Our function, $y = \frac{\ln x}{x}$, is a fraction. So, when we use our slope-finder machine (the derivative), we need a special "fraction rule" called the Quotient Rule. It helps us find the slope of functions that are fractions.

Let's break down our function:
* The top part is $\ln x$. The slope of $\ln x$ is $\frac{1}{x}$.
* The bottom part is $x$. The slope of $x$ is $1$.

Using our Quotient Rule, the slope-finder formula gives us:
Slope (which we call $y'$) = $\frac{(\text{slope of top}) \times (\text{bottom}) - (\text{top}) \times (\text{slope of bottom})}{(\text{bottom})^2}$
So, $y' = \frac{(\frac{1}{x})(x) - (\ln x)(1)}{x^2}$
Let's simplify that!
$y' = \frac{1 - \ln x}{x^2}$

Now we have a formula that tells us the slope *everywhere* on the curve! But we only need it at our special point where $x=e$.
Let's plug $e$ into our slope formula:
Slope ($m$) at $x=e$ is $m = \frac{1 - \ln e}{e^2}$.
You know what $\ln e$ is? It's just $1$! Like how $\log_{10} 10$ is $1$.
So, $m = \frac{1 - 1}{e^2} = \frac{0}{e^2} = 0$.

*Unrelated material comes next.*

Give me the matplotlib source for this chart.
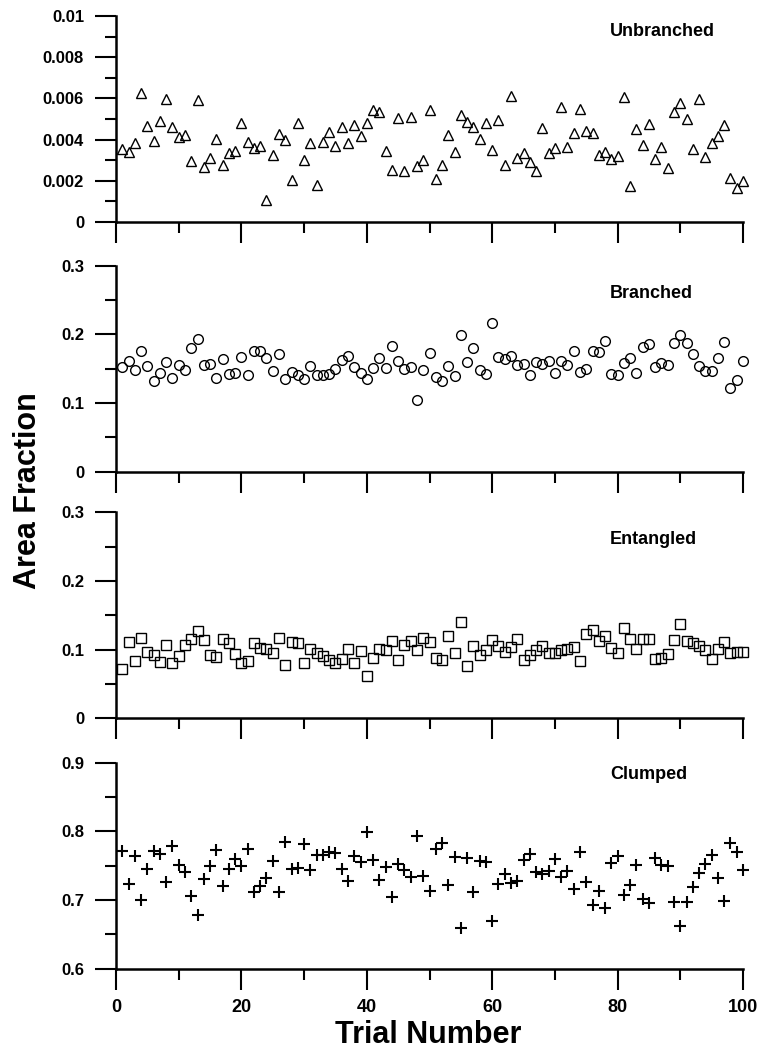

Wow! The slope at our point is $0$! A slope of $0$ means the line is perfectly flat, like a calm lake!

Finally, we have our slope ($m=0$) and our point $(x_1, y_1) = (e, \frac{1}{e})$. We can write the equation of any straight line using the "point-slope" form: $y - y_1 = m(x - x_1)$.
Let's plug in our numbers:
$y - \frac{1}{e} = 0(x - e)$
Anything multiplied by $0$ is $0$, so:
$y - \frac{1}{e} = 0$
To get $y$ by itself, we add $\frac{1}{e}$ to both sides:
$y = \frac{1}{e}$

And there you have it! The tangent line is simply a flat line at $y = \frac{1}{e}$. Pretty cool, huh?

Alternative answer

Answer: $y = \frac{1}{e}$

Explain
This is a question about figuring out the rule (or "equation") for a straight line that just touches a curve at one special spot. Imagine you have a curvy path, and you want to draw a perfectly straight road that only kisses that path at one exact point without crossing it. The main idea here is to find out how "steep" the curve is at our special point, and then use that "steepness" along with the point itself to write down the line's rule. The solving step is:

1. **Find the steepness of the curve at any spot:** Our curvy path is described by the rule $y = \frac{\ln x}{x}$. To find how steep it is at any point, we use a special math trick called "taking the derivative." It sounds fancy, but it just tells us how things are changing. When you have a fraction like ours, there's a specific "fraction-steepness rule" to follow:
* First, we find the steepness of the top part ($\ln x$), which is $\frac{1}{x}$.
* Then, we find the steepness of the bottom part ($x$), which is just $1$.
* Now, we put them together using our "fraction-steepness rule": (steepness of top $\times$ bottom) minus (top $\times$ steepness of bottom), all divided by (bottom squared).
* So, $y' = \frac{(\frac{1}{x})(x) - (\ln x)(1)}{x^2}$.
* This simplifies to $y' = \frac{1 - \ln x}{x^2}$. This rule tells us the steepness of our curve at any $x$ value!

2. **Calculate the steepness at our special point:** The problem gives us a super special point $(e, \frac{1}{e})$. We need to find out how steep the curve is *exactly* at $x = e$.
* Let's plug $x=e$ into our steepness rule: $m = \frac{1 - \ln e}{e^2}$.
* Here's a cool fact: $\ln e$ is just $1$ (it's like asking "what power do I raise $e$ to, to get $e$? The answer is $1$!").
* So, $m = \frac{1 - 1}{e^2} = \frac{0}{e^2}$.
* Any time you have $0$ divided by something that isn't $0$, the answer is $0$. So, $m = 0$.
* A steepness of $0$ means our line is completely flat! It's a horizontal line.

3. **Write the rule for our flat line:** We know our line is flat (slope $m=0$) and it touches the curve at the point $(e, \frac{1}{e})$. A flat line always stays at the same height (the same $y$-value). Since it goes through the point where $y = \frac{1}{e}$, the rule for our line is simply $y = \frac{1}{e}$.